Ideal n’est qu’un sale gamin ambitieux, imbuvable, et qui a une grande gueule – sans idées pour la justifier. Il est posté depuis deux bonnes heures devant une des fenêtres de bibliothèque, à regarder la pluie tomber en se morfondant, le traits tirés et le teint plus anémié que jamais. C’est pas un beau teint pâle genre « je suis un être délicat » qu’il a, Ideal, oh non. Il a l’air malade. Malaria ou jaunisse, au choix. Une saloperie de maladie tropicale qu’il aurait chopée on ne sait où – m’enfin si y’a bien un type à réussir à choper ce genre de trucs à Hollow Dream, c’est bien lui.
Il porte un sweat-shirt moulant noir, zippé jusqu’à mi-poitrine, et en dessous, un stupide t-shirt à tête de mort. The Nightmare Before Christmas, pour être très précis. Un truc qu’il n’a presque pas quitté depuis son arrivée. Bon il l’a lavé quand même – c’est pour ça qu’il n’y a pas d’odeur de fauve assortie. Un jeans, en assez mauvais état. Il s’effiloche en bas, en longs filaments de tissu qui deviennent translucides à force de traîner dans l’eau et la boue. Il a les mains dans les poches, et un air de mortellement s’ennuyer au visage, lèvres comme toujours pincées, regard clair perdu dans le vague.
Peut-être bien qu’il pense à Ashley et au mal qui lui a fait.
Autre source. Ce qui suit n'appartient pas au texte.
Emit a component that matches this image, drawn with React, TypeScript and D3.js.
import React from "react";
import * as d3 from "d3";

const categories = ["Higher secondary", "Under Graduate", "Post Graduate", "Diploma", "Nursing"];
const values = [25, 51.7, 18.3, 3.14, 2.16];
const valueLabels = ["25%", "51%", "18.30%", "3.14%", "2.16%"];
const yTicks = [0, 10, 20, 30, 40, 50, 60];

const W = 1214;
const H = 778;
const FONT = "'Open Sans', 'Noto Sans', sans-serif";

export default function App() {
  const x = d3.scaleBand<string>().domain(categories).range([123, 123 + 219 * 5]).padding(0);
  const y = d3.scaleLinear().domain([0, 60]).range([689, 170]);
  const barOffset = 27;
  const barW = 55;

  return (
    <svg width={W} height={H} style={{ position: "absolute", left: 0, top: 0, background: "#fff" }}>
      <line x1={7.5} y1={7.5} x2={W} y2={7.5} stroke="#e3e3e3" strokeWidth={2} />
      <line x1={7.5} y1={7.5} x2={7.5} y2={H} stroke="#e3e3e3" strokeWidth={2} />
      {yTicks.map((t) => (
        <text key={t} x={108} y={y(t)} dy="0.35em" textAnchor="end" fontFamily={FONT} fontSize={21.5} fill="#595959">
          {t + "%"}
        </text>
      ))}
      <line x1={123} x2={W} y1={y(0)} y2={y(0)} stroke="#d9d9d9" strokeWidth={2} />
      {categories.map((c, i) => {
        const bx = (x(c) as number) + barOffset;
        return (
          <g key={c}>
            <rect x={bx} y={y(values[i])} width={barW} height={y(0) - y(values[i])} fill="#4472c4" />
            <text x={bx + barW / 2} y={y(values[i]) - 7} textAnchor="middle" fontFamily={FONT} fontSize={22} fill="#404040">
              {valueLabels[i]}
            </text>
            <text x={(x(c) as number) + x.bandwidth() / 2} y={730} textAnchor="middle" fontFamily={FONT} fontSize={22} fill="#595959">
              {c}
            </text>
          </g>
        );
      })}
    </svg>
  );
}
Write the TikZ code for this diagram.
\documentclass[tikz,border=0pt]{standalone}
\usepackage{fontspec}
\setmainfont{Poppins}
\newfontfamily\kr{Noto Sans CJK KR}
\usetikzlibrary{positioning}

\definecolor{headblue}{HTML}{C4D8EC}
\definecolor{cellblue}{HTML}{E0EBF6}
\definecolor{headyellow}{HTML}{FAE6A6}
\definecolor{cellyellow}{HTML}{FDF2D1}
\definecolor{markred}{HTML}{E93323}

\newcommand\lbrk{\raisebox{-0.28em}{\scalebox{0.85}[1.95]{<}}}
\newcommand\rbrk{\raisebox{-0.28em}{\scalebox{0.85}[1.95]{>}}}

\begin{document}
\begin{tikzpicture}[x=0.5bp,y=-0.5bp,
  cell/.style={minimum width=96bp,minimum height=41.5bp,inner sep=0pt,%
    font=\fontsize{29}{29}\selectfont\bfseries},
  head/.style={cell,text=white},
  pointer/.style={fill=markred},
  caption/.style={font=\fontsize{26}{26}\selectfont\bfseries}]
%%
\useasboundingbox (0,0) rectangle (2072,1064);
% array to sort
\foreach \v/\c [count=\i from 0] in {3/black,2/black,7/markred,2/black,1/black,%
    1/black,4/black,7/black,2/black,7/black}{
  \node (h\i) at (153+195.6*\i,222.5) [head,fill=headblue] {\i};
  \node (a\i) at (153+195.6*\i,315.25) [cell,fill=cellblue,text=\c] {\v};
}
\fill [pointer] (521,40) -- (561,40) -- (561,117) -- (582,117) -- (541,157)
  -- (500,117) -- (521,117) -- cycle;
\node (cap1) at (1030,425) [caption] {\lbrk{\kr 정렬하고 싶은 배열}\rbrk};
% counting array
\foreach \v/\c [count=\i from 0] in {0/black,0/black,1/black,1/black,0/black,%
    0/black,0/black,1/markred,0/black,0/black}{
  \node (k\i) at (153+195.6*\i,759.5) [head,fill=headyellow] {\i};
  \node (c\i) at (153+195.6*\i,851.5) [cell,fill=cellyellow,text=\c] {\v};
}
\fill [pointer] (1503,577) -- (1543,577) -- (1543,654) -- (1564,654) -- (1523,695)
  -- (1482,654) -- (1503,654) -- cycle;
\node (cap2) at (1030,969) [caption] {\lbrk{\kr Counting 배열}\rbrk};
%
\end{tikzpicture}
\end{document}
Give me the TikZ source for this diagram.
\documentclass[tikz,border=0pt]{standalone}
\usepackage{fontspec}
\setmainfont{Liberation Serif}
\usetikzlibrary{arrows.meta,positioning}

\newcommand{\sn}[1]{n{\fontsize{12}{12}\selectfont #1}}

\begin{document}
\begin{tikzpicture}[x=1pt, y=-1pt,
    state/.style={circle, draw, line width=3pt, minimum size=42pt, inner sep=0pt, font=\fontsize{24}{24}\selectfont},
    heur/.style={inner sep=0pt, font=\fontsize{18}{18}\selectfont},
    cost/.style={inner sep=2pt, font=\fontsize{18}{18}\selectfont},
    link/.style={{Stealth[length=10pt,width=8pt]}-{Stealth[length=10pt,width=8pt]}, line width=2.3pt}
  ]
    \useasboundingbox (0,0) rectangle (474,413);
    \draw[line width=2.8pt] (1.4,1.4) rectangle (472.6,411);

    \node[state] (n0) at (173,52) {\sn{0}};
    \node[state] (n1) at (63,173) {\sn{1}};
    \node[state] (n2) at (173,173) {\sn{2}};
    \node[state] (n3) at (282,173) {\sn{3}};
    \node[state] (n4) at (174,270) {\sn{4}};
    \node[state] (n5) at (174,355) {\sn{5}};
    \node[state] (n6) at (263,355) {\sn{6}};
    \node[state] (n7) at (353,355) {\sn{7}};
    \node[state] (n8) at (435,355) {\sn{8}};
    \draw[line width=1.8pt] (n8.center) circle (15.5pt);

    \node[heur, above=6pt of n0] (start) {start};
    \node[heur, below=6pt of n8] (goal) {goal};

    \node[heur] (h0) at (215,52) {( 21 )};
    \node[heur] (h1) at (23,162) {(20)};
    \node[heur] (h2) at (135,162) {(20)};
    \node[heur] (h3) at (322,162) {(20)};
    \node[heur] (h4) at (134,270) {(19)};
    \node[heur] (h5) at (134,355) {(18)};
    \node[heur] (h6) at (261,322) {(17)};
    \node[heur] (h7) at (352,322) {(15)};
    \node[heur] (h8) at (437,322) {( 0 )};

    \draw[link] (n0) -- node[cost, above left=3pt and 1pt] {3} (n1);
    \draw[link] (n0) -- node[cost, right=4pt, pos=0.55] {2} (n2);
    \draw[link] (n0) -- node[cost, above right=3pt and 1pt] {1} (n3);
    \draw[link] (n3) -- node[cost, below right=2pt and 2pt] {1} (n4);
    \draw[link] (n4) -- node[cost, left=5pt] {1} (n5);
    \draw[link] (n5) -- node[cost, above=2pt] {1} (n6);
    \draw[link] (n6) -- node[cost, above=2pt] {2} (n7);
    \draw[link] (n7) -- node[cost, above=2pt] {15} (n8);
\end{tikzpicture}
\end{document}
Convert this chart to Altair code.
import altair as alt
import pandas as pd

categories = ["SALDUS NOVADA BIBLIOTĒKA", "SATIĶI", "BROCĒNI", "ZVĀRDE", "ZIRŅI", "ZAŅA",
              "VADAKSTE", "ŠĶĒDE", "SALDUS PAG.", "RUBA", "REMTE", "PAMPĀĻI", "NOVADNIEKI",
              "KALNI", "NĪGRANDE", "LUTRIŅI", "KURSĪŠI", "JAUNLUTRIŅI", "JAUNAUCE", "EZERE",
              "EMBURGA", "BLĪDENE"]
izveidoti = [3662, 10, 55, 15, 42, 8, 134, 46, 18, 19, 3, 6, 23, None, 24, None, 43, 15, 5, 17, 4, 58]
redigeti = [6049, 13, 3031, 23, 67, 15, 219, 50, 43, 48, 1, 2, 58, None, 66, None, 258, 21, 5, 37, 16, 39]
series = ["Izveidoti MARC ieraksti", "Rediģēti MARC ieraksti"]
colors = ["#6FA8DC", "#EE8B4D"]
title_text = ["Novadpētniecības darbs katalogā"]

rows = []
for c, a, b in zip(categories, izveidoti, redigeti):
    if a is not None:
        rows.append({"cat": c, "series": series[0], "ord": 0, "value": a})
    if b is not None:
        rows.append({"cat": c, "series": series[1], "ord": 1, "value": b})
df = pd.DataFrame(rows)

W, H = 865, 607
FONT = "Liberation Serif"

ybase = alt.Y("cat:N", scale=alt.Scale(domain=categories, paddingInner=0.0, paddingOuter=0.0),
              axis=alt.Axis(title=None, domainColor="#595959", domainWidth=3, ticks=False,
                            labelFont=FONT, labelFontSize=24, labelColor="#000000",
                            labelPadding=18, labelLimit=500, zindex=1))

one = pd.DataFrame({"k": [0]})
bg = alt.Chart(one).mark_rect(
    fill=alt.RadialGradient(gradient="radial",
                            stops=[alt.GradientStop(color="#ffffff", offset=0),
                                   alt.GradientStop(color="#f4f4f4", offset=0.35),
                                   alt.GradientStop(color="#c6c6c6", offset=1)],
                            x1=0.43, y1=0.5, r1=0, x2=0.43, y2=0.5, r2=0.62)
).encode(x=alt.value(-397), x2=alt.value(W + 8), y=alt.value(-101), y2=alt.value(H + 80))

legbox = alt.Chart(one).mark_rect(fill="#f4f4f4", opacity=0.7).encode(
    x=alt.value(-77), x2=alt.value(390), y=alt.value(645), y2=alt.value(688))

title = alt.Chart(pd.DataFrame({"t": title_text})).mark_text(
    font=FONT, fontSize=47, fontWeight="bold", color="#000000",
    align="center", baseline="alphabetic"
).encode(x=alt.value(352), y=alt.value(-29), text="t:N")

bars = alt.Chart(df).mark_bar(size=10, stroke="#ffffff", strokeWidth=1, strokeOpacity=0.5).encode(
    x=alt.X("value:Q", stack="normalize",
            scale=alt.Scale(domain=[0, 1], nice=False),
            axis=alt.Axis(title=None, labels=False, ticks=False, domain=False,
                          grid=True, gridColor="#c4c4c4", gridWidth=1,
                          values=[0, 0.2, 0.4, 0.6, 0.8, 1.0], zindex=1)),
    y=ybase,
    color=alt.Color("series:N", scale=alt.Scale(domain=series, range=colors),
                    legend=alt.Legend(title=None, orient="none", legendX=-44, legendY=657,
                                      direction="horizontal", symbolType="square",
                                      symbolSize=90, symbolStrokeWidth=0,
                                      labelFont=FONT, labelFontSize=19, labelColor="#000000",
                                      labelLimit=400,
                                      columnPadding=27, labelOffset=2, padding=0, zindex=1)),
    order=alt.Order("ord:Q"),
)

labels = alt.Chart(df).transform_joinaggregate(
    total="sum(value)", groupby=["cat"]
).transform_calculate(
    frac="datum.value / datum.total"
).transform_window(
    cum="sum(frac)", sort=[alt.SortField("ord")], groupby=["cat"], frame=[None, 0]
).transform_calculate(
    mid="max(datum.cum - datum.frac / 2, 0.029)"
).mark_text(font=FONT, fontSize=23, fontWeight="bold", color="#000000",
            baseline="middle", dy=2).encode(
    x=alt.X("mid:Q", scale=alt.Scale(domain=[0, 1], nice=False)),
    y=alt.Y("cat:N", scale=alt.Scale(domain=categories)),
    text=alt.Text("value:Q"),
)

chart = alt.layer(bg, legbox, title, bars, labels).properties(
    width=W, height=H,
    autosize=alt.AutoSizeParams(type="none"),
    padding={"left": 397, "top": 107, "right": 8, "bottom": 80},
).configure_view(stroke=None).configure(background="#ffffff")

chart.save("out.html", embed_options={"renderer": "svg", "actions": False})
Il sait très bien qu’il est responsable de sa transformation en chimère, même s’il ne l’avouera jamais. Pour le moment, Ideal porte avec beaucoup de naturel le rôle du salaud. Il en est pas au coup d’essai, faut dire.
Un mouvement le tire de sa contemplation rêveuse du paysage détrempé, et les yeux clairs copieusement cerclés de noir se relèvent, et viennent se poser sur la silhouette fine de Mary, qui semble s’affairer à il ne sait quoi de plus intéressant que lui. Un sourire à l’expression étrange vient prendre place sur les lèvres d’Ideal – mais toutes ses expressions sont un peu folles, il faut dire. C’est pas un type vraiment rassurant, Ideal, on aurait plutôt tendance à l’éviter quand on peut…
Ce coup-ci, Mary pourra pas. Sans enlever ses mains de ses poches, il s’avance vers elle, nonchalamment, l’air de ne pas y toucher franchement mais de ne pas être venu de façon tout à fait pacifique. Les dissensions d’opinion entre humains sont toutes fraîches au sein de la bibliothèque, et la violence de l’opinion d’Ideal en a sûrement surpris plus d’un. Avant, au lieu d’ouvrir sa gueule à tout bout de champ, il s’était plutôt posé en observateur. Maintenant, il fait partie de ceux qui s’opposent le plus violemment – et le plus arbitrairement aussi – à Mary.
Et malgré tout, il l’approche, peut-être pour tester ses résistances nerveuses, allez savoir avec celui-là… Il lui fait un sourire un peu fou, un peu dérangé – sa spécialité, il ne sait plus sourire autrement –, et sa voix s’élève. Trop douce pour des allures aussi peu rationnelles, en fait.
« Alors Mary, tu as d’autres idées géniales pour nous sortir de ce pétrin ? »
Les yeux à la couleur délavée s’étrécissent un peu, à la manière d’un prédateur qui se planque pour mieux observer sa proie. Les mains n’ont pas quitté les poches un peu étroites du sweat à capuche noir, et il attend la réponse de l’ancienne chef incontestée, un sourire aux lèvres. Un méchant sourire, en fait.